What was most surprising to me — at least, during the course of my research — was exactly how cheap it was to build our very own YouTube clone. Obviously as you approach YouTube’s size (45 terabytes of data and counting), it becomes more and more difficult to keep your operating costs down, but starting up is getting cheaper by the minute. (Which probably explains why everyone is jumping on the bandwagon.)
A big part of the steadily cheapening technology costs is the fact that you can now get pay-as-you-go grid computing and storage at very affordable rates. There are a whole bunch of services available out there, but for this pitch we decided to go with Amazon and .
Our project requirements required us to build an application that could handle 5,000 videos of 3-minutes-or-less per day, or as many as 300 submissions per hour. Those are piddling numbers compared to YouTube’s , but they were big enough that we were understandably worried about how to manage the processing and conversion to FLV (streaming Flash video).
The process we were proposing to build worked like this:
-
User uploads a video.
The average 3-minute MPEG video weighs in at 15mb. -
Video is encoded or queued for encoding.
The video, assuming it is not corrupted or obviously broken in some way, is encoded into FLV, using open-source encoders FFMPEG or mplayer. Given the stated 300-videos-per-hour scenario, it’s entirely possible that you will run out of CPU resources to handle the load during peak hours of operation. (My Macbook Pro took about 10 seconds to do one full conversion of a 3-min WMV during my informal tests. 300 videos could take almost the entire hour.) When this happens, videos are held in a queue until enough resources are available to process them. -
Video is queued for approval.
(This was a client request and is probably in response to the recent spats with YouTube and Viacom.) After a video has been encoded, it enters another queue, this time for editorial approval. Our estimates indicated that it would take an editor an average of 60 seconds per submitted video. This immediately presents a problem, as it suggests that your peak of 300 submissions would take 5 hours to process. If you have several peak hours in a row (which are often the case), you will have approval queues spilling over into the next day. A management solution must thus be in place to allow several editors to work in parallel. -
Approved video is displayed on the website.

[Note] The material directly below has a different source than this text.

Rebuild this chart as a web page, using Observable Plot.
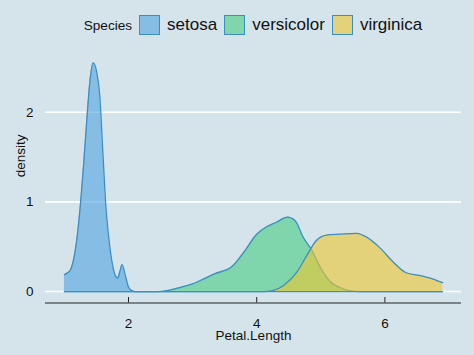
<!DOCTYPE html>
<html>
<head>
<meta charset="utf-8">
<script src="https://cdn.jsdelivr.net/npm/d3@7"></script>
<script src="https://cdn.jsdelivr.net/npm/@observablehq/plot@0.6"></script>
<style>
  html, body { margin: 0; padding: 0; background: #d5e4eb; }
  body { width: 474px; height: 355px; overflow: hidden; font-family: "Liberation Sans", Arial, sans-serif; color: #111; }
  #legend { position: relative; width: 474px; height: 50px; }
  #legend .row { position: absolute; left: 45px; width: 416px; top: 15px; height: 20px;
                 display: flex; align-items: center; justify-content: center; gap: 7px; }
  #legend .title { font-size: 13.6px; }
  #legend .key { width: 21px; height: 20px; box-sizing: border-box; border: 1px solid #3a8ec4; }
  #legend .lab { font-size: 17px; }
</style>
</head>
<body>
<div id="legend"><div class="row"></div></div>
<div id="chart"></div>
<script>
// ---- data ----
const species = ["setosa", "versicolor", "virginica"];

const setosaLength  = [1.0, 1.05, 1.1, 1.15, 1.2, 1.25, 1.3, 1.35, 1.4, 1.45, 1.5, 1.55, 1.6, 1.65, 1.7, 1.75, 1.8, 1.83, 1.86, 1.9, 1.95, 2.0, 2.05, 2.1, 6.9];
const setosaDensity = [0.19, 0.21, 0.25, 0.38, 0.62, 0.97, 1.42, 1.92, 2.36, 2.55, 2.46, 2.2, 1.55, 0.92, 0.55, 0.3, 0.17, 0.15, 0.21, 0.30, 0.18, 0.05, 0.01, 0, 0];

const versicolorLength  = [1.0, 2.45, 2.6, 2.8, 3.0, 3.2, 3.35, 3.6, 3.8, 4.0, 4.15, 4.3, 4.48, 4.6, 4.73, 4.86, 5.0, 5.15, 5.3, 5.45, 5.6, 6.9];
const versicolorDensity = [0, 0, 0.01, 0.045, 0.085, 0.15, 0.2, 0.27, 0.44, 0.64, 0.72, 0.77, 0.83, 0.79, 0.6, 0.46, 0.26, 0.11, 0.045, 0.01, 0, 0];

const virginicaLength  = [1.0, 4.1, 4.25, 4.42, 4.62, 4.78, 4.93, 5.09, 5.3, 5.56, 5.71, 5.92, 6.13, 6.33, 6.54, 6.75, 6.9];
const virginicaDensity = [0, 0, 0.01, 0.067, 0.21, 0.4, 0.57, 0.63, 0.64, 0.65, 0.61, 0.49, 0.33, 0.21, 0.18, 0.14, 0.10];

const xTicks = [2, 4, 6];
const yTicks = [0, 1, 2];

// ---- styling ----
const fills = ["#50a3df", "#46cb82", "#ecc62f"];
const fillAlpha = 0.6;
const outline = "#3a8ec4";
const FS = 13.5;

const lengths = {setosa: setosaLength, versicolor: versicolorLength, virginica: virginicaLength};
const densities = {setosa: setosaDensity, versicolor: versicolorDensity, virginica: virginicaDensity};
const rows = species.flatMap(s => lengths[s].map((x, i) => ({species: s, x, y: densities[s][i]})));

const xMin = d3.min(rows, d => d.x), xMax = d3.max(rows, d => d.x);
const yMax = d3.max(rows, d => d.y);
const xPad = (xMax - xMin) * 0.05;
const xDomain = [xMin - xPad, xMax + xPad];
const yDomain = [-0.05 * yMax, 1.05 * yMax];

const W = 474, H = 305, mT = 1, mB = 52.5, mL = 45, mR = 13;
const frameH = H - mT - mB;

// legend
const row = document.querySelector("#legend .row");
row.innerHTML = `<span class="title">Species</span>` + species.map((s, i) => {
  const c = d3.color(fills[i]); c.opacity = fillAlpha;
  return `<span class="key" style="background:${c.formatRgb()}"></span><span class="lab">${s}</span>`;
}).join("");

const marks = [
  Plot.ruleY(yTicks, {stroke: "white", strokeWidth: 1.6}),
  ...species.flatMap(s => {
    const data = rows.filter(r => r.species === s);
    return [
      Plot.areaY(data, {x: "x", y: "y", fill: "species", fillOpacity: fillAlpha, curve: "monotone-x"}),
      Plot.lineY(data, {x: "x", y: "y", stroke: outline, strokeWidth: 1.3, curve: "monotone-x"})
    ];
  }),
  Plot.ruleY([yDomain[0]], {stroke: "#222", strokeWidth: 1}),
  Plot.ruleX(xTicks, {stroke: "#222", strokeWidth: 1, insetTop: frameH - 5.5}),
  Plot.axisX({ticks: xTicks, tickFormat: d3.format("d"), tickSize: 0, tickPadding: 15, label: null, fill: "#111", fontSize: FS}),
  Plot.axisY({ticks: yTicks, tickFormat: d3.format("d"), tickSize: 0, tickPadding: 12, label: null, fill: "#111", fontSize: FS}),
  Plot.text(["Petal.Length"], {frameAnchor: "bottom", dy: 33, lineAnchor: "middle", fill: "#111", fontSize: FS}),
  Plot.text(["density"], {frameAnchor: "left", rotate: -90, dx: -25, lineAnchor: "middle", fill: "#111", fontSize: FS})
];

const chart = Plot.plot({
  width: W, height: H,
  marginTop: mT, marginBottom: mB, marginLeft: mL, marginRight: mR,
  x: {domain: xDomain},
  y: {domain: yDomain},
  color: {domain: species, range: fills},
  style: {background: "none", fontFamily: "'Liberation Sans', Arial, sans-serif", fontSize: "13.5px", overflow: "visible"},
  marks
});
document.getElementById("chart").appendChild(chart);
</script>
</body>
</html>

At this point, the video is available for public viewing. Flash video streaming would be accomplished by using the lighttpd web server, which rather conveniently supports FLV-streaming out-of-the-box. You could optionally also use flvtool2 to insert meta-data into each video. Every approved video is taggable, rateable, commentable, emailable, etc. (It’s a YouTube clone, what can I say.)

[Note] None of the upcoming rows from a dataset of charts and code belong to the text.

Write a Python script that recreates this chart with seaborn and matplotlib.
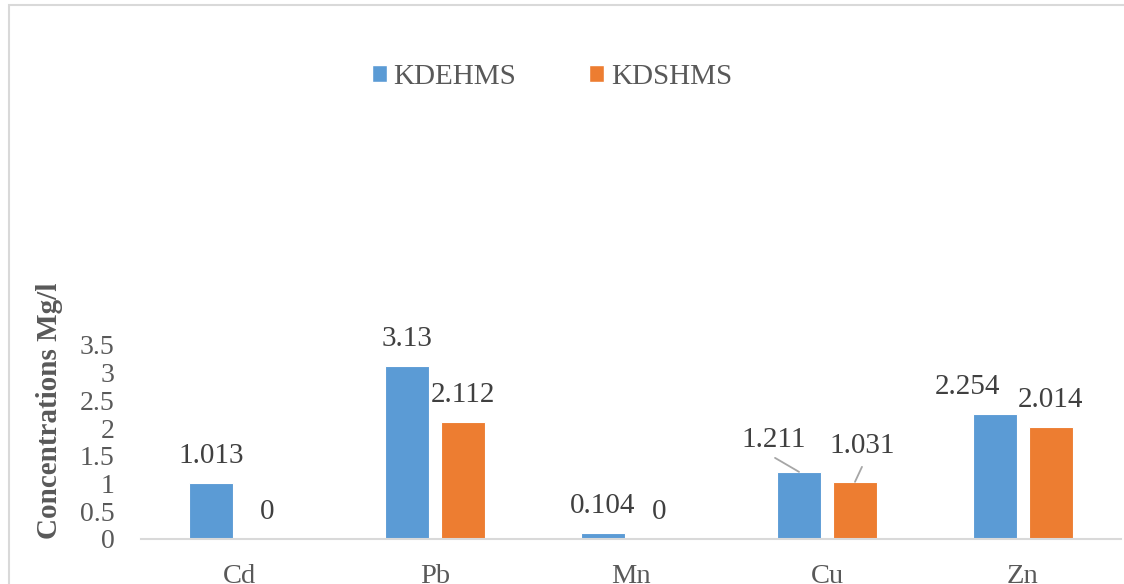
import pandas as pd
import matplotlib.pyplot as plt
from matplotlib.patches import Patch, Rectangle
import seaborn as sns

# Data
metals = ['Cd', 'Pb', 'Mn', 'Cu', 'Zn']
kdehms = [1.013, 3.13, 0.104, 1.211, 2.254]
kdshms = [0, 2.112, 0, 1.031, 2.014]
series = ['KDEHMS', 'KDSHMS']
colors = ['#5B9BD5', '#ED7D31']

df = pd.DataFrame({
    'metal': metals * 2,
    'value': kdehms + kdshms,
    'series': [series[0]] * len(metals) + [series[1]] * len(metals),
})

sns.set_style('white')
plt.rcParams['font.family'] = ['Liberation Serif', 'DejaVu Serif']

fig = plt.figure(figsize=(11.24, 5.84), dpi=100)
ax = fig.add_axes([141 / 1124, 45 / 584, 980 / 1124, 194 / 584])

sns.barplot(data=df, x='metal', y='value', hue='series', order=metals,
            hue_order=series, palette=colors, saturation=1, width=0.571,
            gap=0.214, edgecolor='white', linewidth=0.8, legend=False, ax=ax)

ax.set_xlim(-0.5, 4.5)
ax.set_ylim(0, 3.5)
ax.set_yticks([0, 0.5, 1, 1.5, 2, 2.5, 3, 3.5])
ax.set_yticklabels(['0', '0.5', '1', '1.5', '2', '2.5', '3', '3.5'])
ax.tick_params(axis='y', length=0, pad=19, labelsize=20, labelcolor='#595959')
ax.tick_params(axis='x', length=0, pad=18, labelsize=20.5, labelcolor='#595959')
ax.set_xlabel('')
ax.set_ylabel('Concentrations Mg/l', fontsize=21, fontweight='bold', color='#595959')
ax.yaxis.set_label_coords(-0.08, 0.66)

for side in ['top', 'right', 'left']:
    ax.spines[side].set_visible(False)
ax.spines['bottom'].set_color('#d9d9d9')
ax.spines['bottom'].set_linewidth(1.5)

# data labels (pixel offsets; a few were dragged in the original)
moved = {(0, 3): (-25, 32), (1, 3): (7, 36), (0, 4): (-28, 27)}
leader = {(0, 3): (-24, 14), (1, 3): (7, 15)}
for i, cont in enumerate(ax.containers):
    for j, bar in enumerate(cont):
        x = bar.get_x() + bar.get_width() / 2
        h = bar.get_height()
        dx, dy = moved.get((i, j), (0, 27))
        ax.annotate(f'{h:g}', xy=(x, h), xytext=(dx, dy), textcoords='offset pixels',
                    ha='center', va='center', fontsize=21, color='#404040',
                    annotation_clip=False)
        if (i, j) in leader:
            ax.annotate('', xy=(x, h), xytext=leader[(i, j)], textcoords='offset pixels',
                        arrowprops=dict(arrowstyle='-', color='#a6a6a6', lw=1.3,
                                        shrinkA=0, shrinkB=0),
                        annotation_clip=False)

handles = [Patch(facecolor=c, label=s) for c, s in zip(colors, series)]
fig.legend(handles=handles, loc='center', bbox_to_anchor=(0.491, 0.868),
           ncol=2, frameon=False, fontsize=21, labelcolor='#595959',
           handlelength=0.52, handleheight=0.52, handletextpad=0.22,
           columnspacing=2.5)

# chart frame
fig.patches.append(Rectangle((8.5 / 1124, -0.1), 1.2, 1.1 - 5.5 / 584,
                             transform=fig.transFigure, fill=False,
                             edgecolor='#d9d9d9', linewidth=1.5))

fig.savefig('out.png', dpi=100)
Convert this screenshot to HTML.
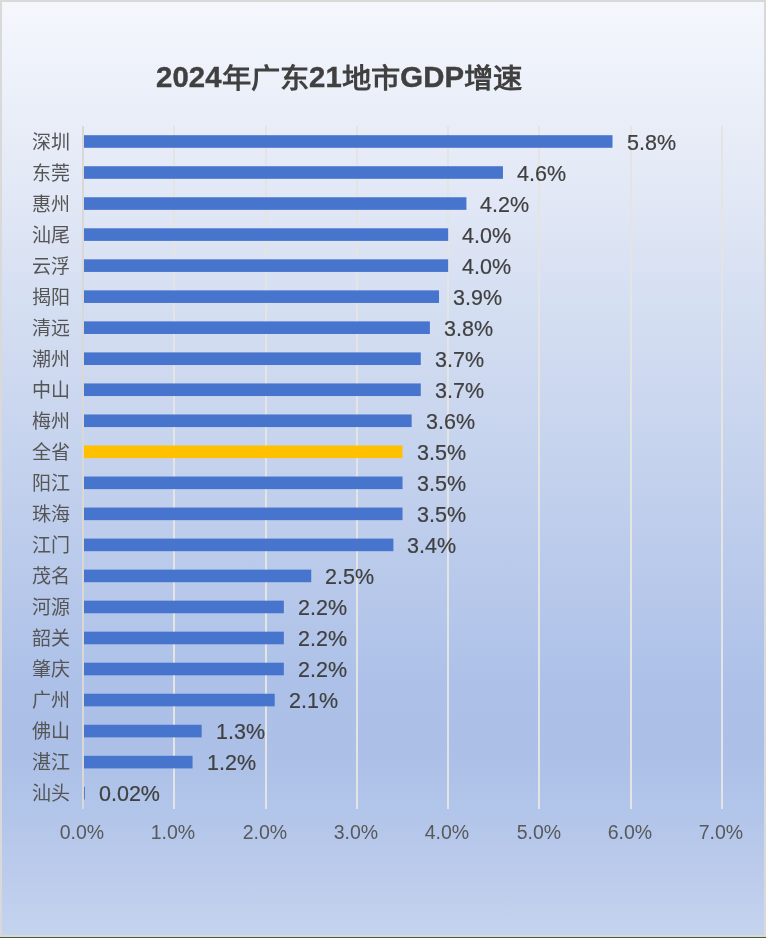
<!DOCTYPE html>
<html lang="zh-CN">
<head>
<meta charset="utf-8">
<style>
html,body{margin:0;padding:0;}
.title,.c,.d,.x{will-change:transform;}
body{width:766px;height:938px;position:relative;overflow:hidden;background:#d9d9d9;font-family:"Liberation Sans",sans-serif;}
.frame{position:absolute;left:2px;top:2px;width:762px;height:933px;
background:linear-gradient(to bottom,#f4f7fc 0px,#ebeff9 100px,#e1e7f5 200px,#d5dff2 300px,#cbd7ef 400px,#bbcbeb 550px,#acc0e8 690px,#abbfe7 740px,#b3c6ea 820px,#bccbeb 870px,#c4d3ee 933px);}
.green{position:absolute;left:0;top:937px;width:766px;height:1px;background:#3c6040;}
svg{position:absolute;left:0;top:0;}
.title{position:absolute;left:156px;top:58.5px;font-size:29.3px;font-weight:bold;color:#404040;-webkit-text-stroke:0.4px #404040;letter-spacing:0.13px;white-space:nowrap;line-height:36px;}
.cj{-webkit-text-stroke:0;display:inline-block;transform:translateY(1px) scaleY(0.95);transform-origin:50% 85%;}
.c{position:absolute;left:32px;width:40px;font-family:"Liberation Serif",serif;font-size:19px;font-weight:300;line-height:28px;color:#555555;white-space:nowrap;}
.d{position:absolute;font-size:21.5px;line-height:26px;color:#404040;-webkit-text-stroke:0.2px #404040;white-space:nowrap;}
.x{position:absolute;top:819px;width:80px;text-align:center;font-size:19.5px;line-height:26px;color:#595959;}
</style>
</head>
<body>
<div class="frame"></div>
<div class="green"></div>
<svg width="766" height="938" viewBox="0 0 766 938">
<rect x="82" y="126" width="2" height="683" fill="#d9d8d5"/>
<rect x="173" y="126" width="2" height="683" fill="#e4e4e2"/>
<rect x="265" y="126" width="2" height="683" fill="#e4e4e2"/>
<rect x="356" y="126" width="2" height="683" fill="#e4e4e2"/>
<rect x="447" y="126" width="2" height="683" fill="#e4e4e2"/>
<rect x="538" y="126" width="2" height="683" fill="#e4e4e2"/>
<rect x="630" y="126" width="2" height="683" fill="#e4e4e2"/>
<rect x="721" y="126" width="2" height="683" fill="#e4e4e2"/>
<rect x="84" y="135.20" width="528.48" height="12.6" fill="#4774cc"/>
<rect x="84" y="166.23" width="418.93" height="12.6" fill="#4774cc"/>
<rect x="84" y="197.26" width="382.42" height="12.6" fill="#4774cc"/>
<rect x="84" y="228.29" width="364.16" height="12.6" fill="#4774cc"/>
<rect x="84" y="259.32" width="364.16" height="12.6" fill="#4774cc"/>
<rect x="84" y="290.35" width="355.03" height="12.6" fill="#4774cc"/>
<rect x="84" y="321.38" width="345.90" height="12.6" fill="#4774cc"/>
<rect x="84" y="352.41" width="336.77" height="12.6" fill="#4774cc"/>
<rect x="84" y="383.44" width="336.77" height="12.6" fill="#4774cc"/>
<rect x="84" y="414.47" width="327.64" height="12.6" fill="#4774cc"/>
<rect x="84" y="445.50" width="318.52" height="12.6" fill="#ffc000"/>
<rect x="84" y="476.53" width="318.52" height="12.6" fill="#4774cc"/>
<rect x="84" y="507.56" width="318.52" height="12.6" fill="#4774cc"/>
<rect x="84" y="538.59" width="309.39" height="12.6" fill="#4774cc"/>
<rect x="84" y="569.62" width="227.23" height="12.6" fill="#4774cc"/>
<rect x="84" y="600.65" width="199.84" height="12.6" fill="#4774cc"/>
<rect x="84" y="631.68" width="199.84" height="12.6" fill="#4774cc"/>
<rect x="84" y="662.71" width="199.84" height="12.6" fill="#4774cc"/>
<rect x="84" y="693.74" width="190.71" height="12.6" fill="#4774cc"/>
<rect x="84" y="724.77" width="117.68" height="12.6" fill="#4774cc"/>
<rect x="84" y="755.80" width="108.55" height="12.6" fill="#4774cc"/>
<rect x="84" y="786.83" width="0.90" height="12.6" fill="#4774cc"/>
</svg>
<div class="title">2024<span class="cj">年广东</span>21<span class="cj">地市</span>GDP<span class="cj">增速</span></div>
<div class="c" style="top:129.4px">深圳</div>
<div class="d" style="top:130.2px;left:626.5px">5.8%</div>
<div class="c" style="top:160.4px">东莞</div>
<div class="d" style="top:161.2px;left:516.9px">4.6%</div>
<div class="c" style="top:191.4px">惠州</div>
<div class="d" style="top:192.2px;left:480.4px">4.2%</div>
<div class="c" style="top:222.3px">汕尾</div>
<div class="d" style="top:223.1px;left:462.2px">4.0%</div>
<div class="c" style="top:253.3px">云浮</div>
<div class="d" style="top:254.1px;left:462.2px">4.0%</div>
<div class="c" style="top:284.3px">揭阳</div>
<div class="d" style="top:285.1px;left:453.0px">3.9%</div>
<div class="c" style="top:315.3px">清远</div>
<div class="d" style="top:316.1px;left:443.9px">3.8%</div>
<div class="c" style="top:346.3px">潮州</div>
<div class="d" style="top:347.1px;left:434.8px">3.7%</div>
<div class="c" style="top:377.2px">中山</div>
<div class="d" style="top:378.0px;left:434.8px">3.7%</div>
<div class="c" style="top:408.2px">梅州</div>
<div class="d" style="top:409.0px;left:425.6px">3.6%</div>
<div class="c" style="top:439.2px">全省</div>
<div class="d" style="top:440.0px;left:416.5px">3.5%</div>
<div class="c" style="top:470.2px">阳江</div>
<div class="d" style="top:471.0px;left:416.5px">3.5%</div>
<div class="c" style="top:501.2px">珠海</div>
<div class="d" style="top:502.0px;left:416.5px">3.5%</div>
<div class="c" style="top:532.1px">江门</div>
<div class="d" style="top:532.9px;left:407.4px">3.4%</div>
<div class="c" style="top:563.1px">茂名</div>
<div class="d" style="top:563.9px;left:325.2px">2.5%</div>
<div class="c" style="top:594.1px">河源</div>
<div class="d" style="top:594.9px;left:297.8px">2.2%</div>
<div class="c" style="top:625.1px">韶关</div>
<div class="d" style="top:625.9px;left:297.8px">2.2%</div>
<div class="c" style="top:656.1px">肇庆</div>
<div class="d" style="top:656.9px;left:297.8px">2.2%</div>
<div class="c" style="top:687.0px">广州</div>
<div class="d" style="top:687.8px;left:288.7px">2.1%</div>
<div class="c" style="top:718.0px">佛山</div>
<div class="d" style="top:718.8px;left:215.7px">1.3%</div>
<div class="c" style="top:749.0px">湛江</div>
<div class="d" style="top:749.8px;left:206.5px">1.2%</div>
<div class="c" style="top:780.0px">汕头</div>
<div class="d" style="top:780.8px;left:98.8px">0.02%</div>
<div class="x" style="left:42.0px">0.0%</div>
<div class="x" style="left:133.3px">1.0%</div>
<div class="x" style="left:224.6px">2.0%</div>
<div class="x" style="left:315.9px">3.0%</div>
<div class="x" style="left:407.2px">4.0%</div>
<div class="x" style="left:498.5px">5.0%</div>
<div class="x" style="left:589.7px">6.0%</div>
<div class="x" style="left:681.0px">7.0%</div>
</body>
</html>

So how much does this whole thing cost?
Well, first let’s talk about some more numbers.
The big issue here is storage. Each new FLV weighs in at 2-4mb. If we assume that our maximum growth rate is 5,000 FLVs per day, we’re looking at a storage ceiling of about 450GBs in one month. If growth continues at a steady pace, you would need to have at least 6TBs of storage for your first year. And that doesn’t even include the raw originals, which would be 3-4 times larger. Neither does it include any kind of regular backup.
After the storage, you then have to worry about bandwidth. Let’s do some simple math and assume that each video on this theoretical YouTube clone would only be watched 20 times on average for the duration of its existence. That means that each video on the website represents a bandwidth cost of about 80mb or so. 150,000 videos per month multiplied by 80mb equals 12TB of monthly bandwidth.
When you apply these numbers of a solution powered by EC2/S3, you get some fairly affordable figures:
EC2 grid-computing costs for 1 year = $1,800.00
S3 storage costs for 1 year = $7,800.00
S3 bandwidth costs for 1 year = $18,000.00
Your total technology cost is less than $30,000.00, for a website that would (theoretically) end up to be about 1/10th the current size of YouTube.com. When you consider that YouTube was valued at $1.65 billion, $30,000.00 is chump change. Of course, you would actually need someone to develop and maintain this darned thing for you. You’d also need to spend on a full-time editorial team to view each and every one of those pesky videos:
Development cost = $30,000.00
Maintenance cost = $12,000.00
Editorial team = $15,000.00
All together you come up with a grand total of about $85,000.00. Still less than 0.0005% of that $1.65 billion.